I truly realized in talking to Stevie on that Tuesday afternoon 33 years ago that what made him special was exactly that: soul. Every note he played and each chord he strummed was plump to bursting with passion and energy and spirit. Like the truly great players — Jimi Hendrix, Jeff Beck, Edward Van Halen — Stevie was blessed. The God of Guitars, sitting on top of a Marshall 100-watt stack somewhere above in the heavens reached down with his — or her — hand and touched him. The Guitar God said, “I will make you special. I will give you a gift. Your hands will be magic and your fingers will be made of fire.”

Stevie was simply better than everyone else. He took blues guitar to a place it had never reached before. But he still had his doubts and insecurities, and it was precisely those emotions that pushed and pulled him into exploring areas of the blues where no one had ever trodden. I mention this to him and say how his playing doesn’t sound like anyone else and how he’s taken the blues to a very new place.

He seems pleased with the comment but almost embarrassed by it. The idea that Stevie Ray Vaughan would be embarrassed by someone telling him what a wonderful guitar player he is is simply too endearing for words. He stutters for a moment as if he can’t accept the fact that the renewed interest in the blues is all because of him. “We, we think that fans are getting a chance to hear it because it’s being accepted by record companies. A lot of bands have opened up a lot of doors for other people. We’re trying to do the same thing and it seems to be workin’ pretty well. There’s more of a trend by the marketing of this kind of music to make it more accessible and that’s a wonderful thing because blues and rhythm and blues is pretty much the roots of damn near every kind of American music I can think of.”

We talk for about 40 minutes. Stevie has found his groove and seems pretty comfortable sitting there and talking about himself. The conversation is coming to a close and I say something about how pleased he must be with the progress of his career. Rather than saying, “Yeah, everything is great” or slinging some other form of bullshit platitude, he refers back to the opening of our dialog. “I hope I don’t sound like a old biddy,” he admits. “Hell, I just kinda got a shock. I wasn’t ready for that Rocky IV soundtrack. I was all pumped to hear it. I guess I’ll have to find out what happened.”

After all of this, that’s still the main thing on the guitarslinger’s mind. Well, that and locating a guitar. Stevie was told to bring a guitar with him for photos but he’s forgotten. A mad scramble takes place all over the building as everyone scurries about looking for an instrument.

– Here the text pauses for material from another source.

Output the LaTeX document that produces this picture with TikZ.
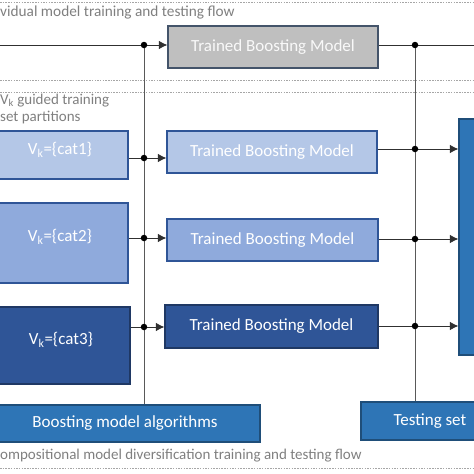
\documentclass[tikz,border=0pt]{standalone}
\usepackage{fontspec}
\setmainfont{Carlito}
\usetikzlibrary{arrows.meta}
\definecolor{grayfill}{HTML}{BFBFBF}
\definecolor{grayedge}{HTML}{44546A}
\definecolor{lightfill}{HTML}{B4C7E7}
\definecolor{midfill}{HTML}{8FAADC}
\definecolor{bluedge}{HTML}{2F5597}
\definecolor{darkfill}{HTML}{2F5597}
\definecolor{darkedge}{HTML}{1F3864}
\definecolor{accfill}{HTML}{2E75B6}
\definecolor{accedge}{HTML}{1F4E79}
\definecolor{labelgray}{HTML}{7F7F7F}
\definecolor{dashgray}{HTML}{A6A6A6}
\definecolor{wire}{HTML}{303030}
\tikzset{
  box/.style={draw, line width=1.2pt, inner sep=0pt, text=white, font=\fontsize{17}{20}\selectfont},
  graybox/.style={box, fill=grayfill, draw=grayedge, text=white!95!gray},
  lightbox/.style={box, fill=lightfill, draw=bluedge},
  midbox/.style={box, fill=midfill, draw=bluedge},
  darkbox/.style={box, fill=darkfill, draw=darkedge},
  accbox/.style={box, fill=accfill, draw=accedge},
  wireline/.style={draw=wire, line width=0.9pt},
  vwire/.style={draw=wire!80!white, line width=0.9pt},
  arr/.style={wireline, -{Latex[length=8.5pt,width=8.5pt]}},
  junction/.style={circle, fill=black, inner sep=0pt, minimum size=6.5pt},
  seplabel/.style={text=labelgray, font=\fontsize{15}{17}\selectfont, inner sep=0pt, anchor=west},
  sepline/.style={draw=dashgray, line width=0.6pt, dash pattern=on 1.5pt off 1.2pt}
}
\begin{document}
\begin{tikzpicture}[x=1pt,y=-1pt]
\useasboundingbox (0,0) rectangle (474,474);
\begin{scope}
\clip (0,0) rectangle (474,474);
% separators
\draw[sepline] (0,2) -- (474,2);
\draw[sepline] (0,80) -- (474,80);
\draw[sepline] (0,92) -- (474,92);
\draw[sepline] (0,468) -- (474,468);
% labels
\node[seplabel, font=\fontsize{15.3}{17}\selectfont] (l1) at (0,13) {vidual model training and testing flow};
\node[seplabel, align=left, anchor=north west] (l2) at (0,94) {V\textsubscript{k} guided training\\set partitions};
\node[seplabel] (l3) at (0,456) {ompositional model diversification training and testing flow};
% boxes
\node[graybox, minimum width=210pt, minimum height=42pt] (T1) at (273,47) {Trained Boosting Model};
\node[lightbox, minimum width=210pt, minimum height=42pt] (T2) at (272,152) {Trained Boosting Model};
\node[midbox, minimum width=211pt, minimum height=42pt] (T3) at (272.5,240) {Trained Boosting Model};
\node[darkbox, minimum width=213pt, minimum height=43pt] (T4) at (271.5,326.5) {Trained Boosting Model};
\node[lightbox, minimum width=136pt, minimum height=48pt] (C1) at (60,155) {};
\node[midbox, minimum width=136pt, minimum height=80pt] (C2) at (60,243) {};
\node[darkbox, minimum width=138pt, minimum height=77pt] (C3) at (61,345.5) {};
\node[box, draw=none, fill=none] (c1t) at (60,150) {V\textsubscript{k}=\{cat1\}};
\node[box, draw=none, fill=none] (c2t) at (60,237) {V\textsubscript{k}=\{cat2\}};
\node[box, draw=none, fill=none] (c3t) at (61,340) {V\textsubscript{k}=\{cat3\}};
\node[accbox, minimum width=40pt, minimum height=236pt] (R) at (479,237) {};
\node[accbox, minimum width=270pt, minimum height=37pt] (B) at (125,423.5) {Boosting model algorithms};
\node[accbox, minimum width=138pt, minimum height=38pt] (S) at (430,421) {Testing set};
% junctions
\coordinate (top0) at (-5,45);
\coordinate (topend) at (480,45);
\coordinate (a0) at (144,45);
\coordinate (a1) at (144,158);
\coordinate (a2) at (144,238);
\coordinate (a3) at (144,327);
\coordinate (b0) at (415,45);
\coordinate (b1) at (415,149);
\coordinate (b2) at (415,239);
\coordinate (b3) at (415,326);
% vertical buses
\draw[vwire] (a0) -- (a0 |- B.north);
\draw[vwire] (b0) -- (b0 |- S.north);
% top row
\draw[wireline] (top0) -- (a0);
\draw[arr] (a0) -- (T1.west |- a0);
\draw[wireline] (T1.east |- b0) -- (topend);
% left inputs
\draw[wireline] (C1.east |- a1) -- (a1);
\draw[arr] (a1) -- (T2.west |- a1);
\draw[wireline] (C2.east |- a2) -- (a2);
\draw[arr] (a2) -- (T3.west |- a2);
\draw[wireline] (C3.east |- a3) -- (a3);
\draw[arr] (a3) -- (T4.west |- a3);
% right outputs
\draw[arr] (T2.east |- b1) -- (R.west |- b1);
\draw[arr] (T3.east |- b2) -- (R.west |- b2);
\draw[arr] (T4.east |- b3) -- (R.west |- b3);
% dots
\foreach \p in {a0,a1,a2,a3,b0,b1,b2,b3} \node[junction] at (\p) {};
\end{scope}
\end{tikzpicture}
\end{document}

You’d think in a record company this size, there would be at least one dusty six-string sitting in a corner somewhere. And there is. One of the A&R guys has a white acoustic/electric Chet Atkins model and brings it in.

Stevie cradles it in his arms, eyeing it suspiciously at first. You wonder if the musician is even willing to take a photo with this type of guitar — not to mention that it’s a Gibson and not a Fender. Adding to the confusion is the fact there’s no pick to be found. But Stevie is okay with that and in fact they could have brought in a ukulele and he would have posed for pictures.

The Chet Atkins has a leather strap and he tosses it over his hat and across his shoulders. Though he’s never played this type of guitar before, the instrument looks as natural around his neck as a bowtie on a salesman. It is part of him. Without a pick, he still manages to finger a long and devastating blues run on the nylon strings.

Assembled label reps and publicity people have gathered around to watch and they are stunned to silence. Stevie smiles and becomes one with the guitar. A photographer comes in and snaps some shots of SRV with the guitar strapped around his neck. He grins and stares straight at the camera, his hat tilted low on his forehead.

He has a big smile on his face now but deep inside him you know he’s probably thinking, “I could have played that lick better.”